Judges must be aware and understand why a child will not wish to have good contact with a now absent parent, especially when the absent parent had a warm relationship with the child in the past. The Judiciary needs to explore, or have explored for them by an Expert Witness, why the child’s view of the absent parent has changed!

It has already been pointed out that children can be manipulated, especially younger children by a determined custodial parent, whether it is father or mother, who has “implacable hostility” towards the now absent parent. If that is the actual case then the expert witness must point this out to the Judiciary. There are of course exceptions such as when the non-resident parent has not been the best of parents and has perhaps indulged in sexual, physical, or emotional abuse.  This certainly can lead to a change of heart of feelings towards the absent parent if in fact it occurred.

Influencing children against another parent is a form of emotional abuse which should not be tolerated and which should not go unpunished. It must be stated that the abuse of a child’s mind or way of thinking needs urgent intervention. What are the alternatives or actions that the Court could take under such circumstances, and that are in the best interest, both short and long term, of the child caught up in such a disharmony?
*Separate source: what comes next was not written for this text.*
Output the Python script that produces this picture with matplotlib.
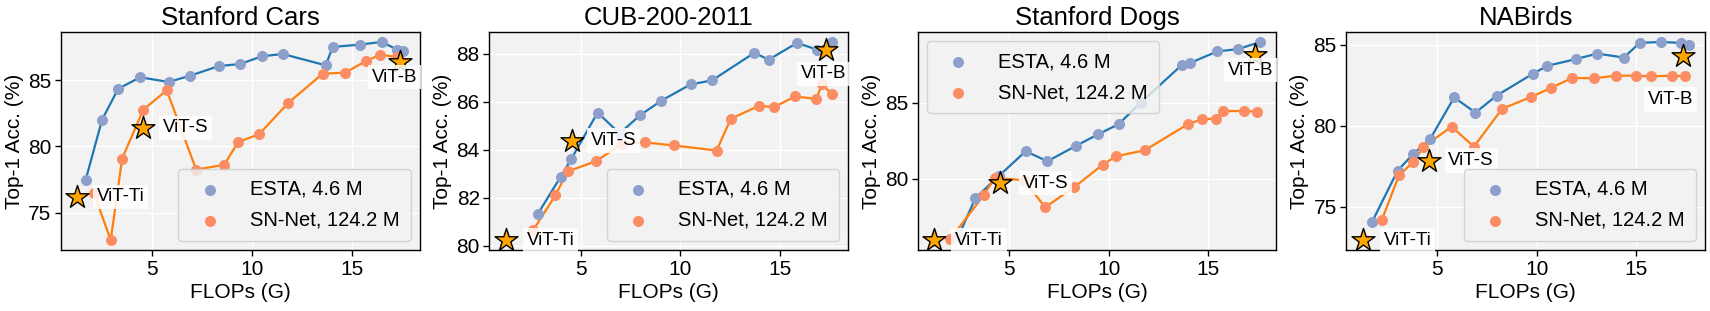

The best course of action is that what must happen needs to be in stages of increasing severity.

An expert witnesses’ view

  1. Such children need to be treated by a competent professional in order to remove such negative attitudes and behaviours towards the absent parent.
  2. If this is unsuccessful, then the home environment and the influence of the custodial parent is still “poisoning” the child’s mind and undermining the efforts of the independent professional expert and the courts in seeking to develop good contact with an absent parent.
  3. The perpetrator of such insidious undermining needs to be warned as to what will happen if the child, and the influences against contact, continue, and what sanction(s) will be applied. This can only be prevented when the custodial parent co-operates fully and encourages the child to have good contact with the absent parent. Sanctions are rarely put into practice and are usually stated as being a fine or a custodial sentence. However, I would like to suggest that some form of community services could also be put forward as a sanction to be used against those who default and hold out against the Court decision.
  4. If this does not happen then the child may have to be removed from the emotional abuse carried out by the custodial parent and receive treatment for as long as necessary in:
    1. A neutral setting or with a neutral relative.
    2. Be taken temporarily into the care of the Local Authority.
    3. Reside with the absent non-resident parent.

Contact with the former emotionally abusing parent can be resumed once the child has accepted that he/she has two parents and has the love of both parents, as well as feeling love and respect for both parents.

  1. Once the insidious influences of the emotionally abusing parent have been reversed the child can once again have contact with the now non-resident (formerly resident) parent since the emotional abusing has ceased. It is important that both parents speak well of the other, (especially the custodial parent) and encourage contact.

I t is hoped that more and more members of the Judiciary will follow a plan such as the one outlined here. This will help family court decisions to be respected, which they are often not at the present time. Instead they are viewed as unfair and unjust. The Judiciary will be viewed as being “even handed” and this will also be in the best interest of children caught up in the disharmony and hostility between parents in conflict. It will also make the work of Expert Witnesses such as myself more gratifying.